Everyone has their own opinion of the “franchise” concept in America. Some argue that franchises are leading to the extinction of mom and pop shops, dissolving the local micro-cultures and communities that make our towns and cities unique. While this idea may have validity, I believe that franchises are the new mom and pop shop. Here are seven reasons why Mom and Pop are increasingly interested in the franchise option:
1) Buy with bargaining power
Independent operators have limited buying power. With an unknown brand and the buying power of one, it is a challenge to negotiate rates for purchasing inventory, supplies, and anything else needed to run the business. Franchisors, who have a well-established brand and tens to thousands of locations, have the ability to negotiate bulk prices and share these reduced rates with franchisees. Moreover, vendors often view franchise customers as dependable long-term clients, making them more inclined to cut deals and extend credit to franchisees.
2) Ease of navigating government regulations
Understanding the laws and regulations that come along with opening a new business can be a tedious process. Depending on your city and state, you are likely required to adhere to different building codes, marketing laws, employment laws, workplace safety laws, environmental regulations, and more. (Some of these can be found on the SBA website.) Acquiring the necessary legal consultation and learning to structure your business to comply with these regulations will eat up time and resources, franchises already offer functional business models, making it faster and easier to open up your doors.
3) Accessibility of peer support
A successful entrepreneur has a strong support system of mentors, consultants, and helpful peers. Independent owners may gain this through friends or membership in the chamber of commerce and other business organizations. But, franchisees inherently amass a huge network of supporters through the franchise system. Whether it be through fellow franchisees, company conventions, or online support groups, the franchise owner has many forums to direct questions toward from people who have likely experienced similar issues and problems.

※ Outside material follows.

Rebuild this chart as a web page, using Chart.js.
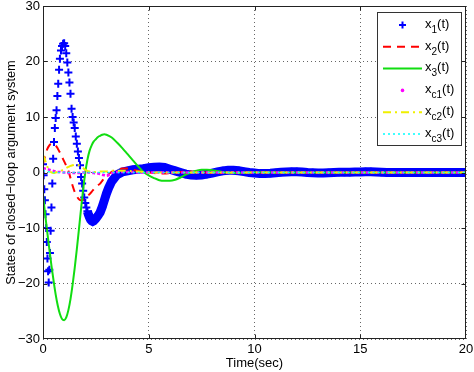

4) Availability of capital
Knowing that insufficient capital is a recurring reason why small businesses fail, finding adequate financing to build and operate a business is instrumental in the startup process. Entrepreneurs with little experience frequently learn that securing a sizable loan can be difficult without a financial history to ensure profitability. Franchisors, on the other hand, oftentimes have relationships with lenders who perceive a diminished risk of lending to franchisees because of the brand recognition, documented financial history, and proven business model provided to them. Another accelerator in the franchise loaning process, the Franchise Registry was developed in 2012 by the IFA and Consumer’s Bank Association to give loan officers access to detailed financial information, allowing them to make faster, more informed decisions on lending to franchisees. These resources and relationships make the loaning process much more efficient than it is for sole business owners.
5) Design & Marketing Costs
Branding has become an increasingly expensive task in the digital age for two reasons- for initial brand development and for ongoing marketing expenses. For example, in Santa Barbara, every business must submit their storefront logo design to a sign committee, which determines whether or not it is appropriate for public display and is consistent with the city vision. For this process, business owners must allocate a budget for a graphic designer to assist them with developing proper signage and branding. Additionally, with the onset of the “digital age,” business owners aren’t able to simply put out a yellow page ad anymore. You must be seen and found on a myriad of different channels. This means strategic advertisements, social media advertising, publishing on local directories, and building and managing business profiles on review sites like Yelp. Whether this entails hiring a social media marketer or paying for services like reputation monitoring and business listings management, a proactive marketing approach can be costly and time-consuming. Franchisees are able to save on these expenses as their brand is already developed and they are usually supported by regional or national multi-million dollar advertising campaigns. As day-to-day marketing strategy is not a constant worry, the franchisee has more time to focus on running an efficient business.
The franchise model itself is designed to be easily replicable. Mom and Pop shops do not have this luxury, and owners often have a difficult time maintaining consistency and quality when opening up multiple storefronts. If a franchisee wants to expand and open a new location, the process is streamlined so that the equipment, supplies, and inventory needed to do so are either outlined or provided. This scalability is extremely appealing for entrepreneurs who foresee themselves managing multiple businesses.
7) Ability to resell
Generally, there comes a time where an entrepreneur wants to move on to new opportunities or retire and sell the business. If successfully developed over the years, a mom and pop shop can sell and be extremely profitable. However, the overall demand to buy into a franchise is much higher than it is for purchasing an independent business. The power of names like Wendy’s or Pizza Hut is a major selling point to potential buyers, who value the customer loyalty and familiarity associated with nationally recognized brands. While it is possible to sell a small business, selling a piece of a franchise will likely result in a much larger pool of interested buyers and a faster sale.
I believe that these are just seven of many reasons why the popularity of the franchise model for small businesses is growing exponentially. It seems somewhat of an obvious choice for many aspiring entrepreneurs. It’s not that the mom and pop business model is dead, its just that these small business owners are now buying into the value of a franchise model and see the benefits of building their own business as part of a larger brand.
What do you think, is a franchise the best choice for those who want to start their own local business?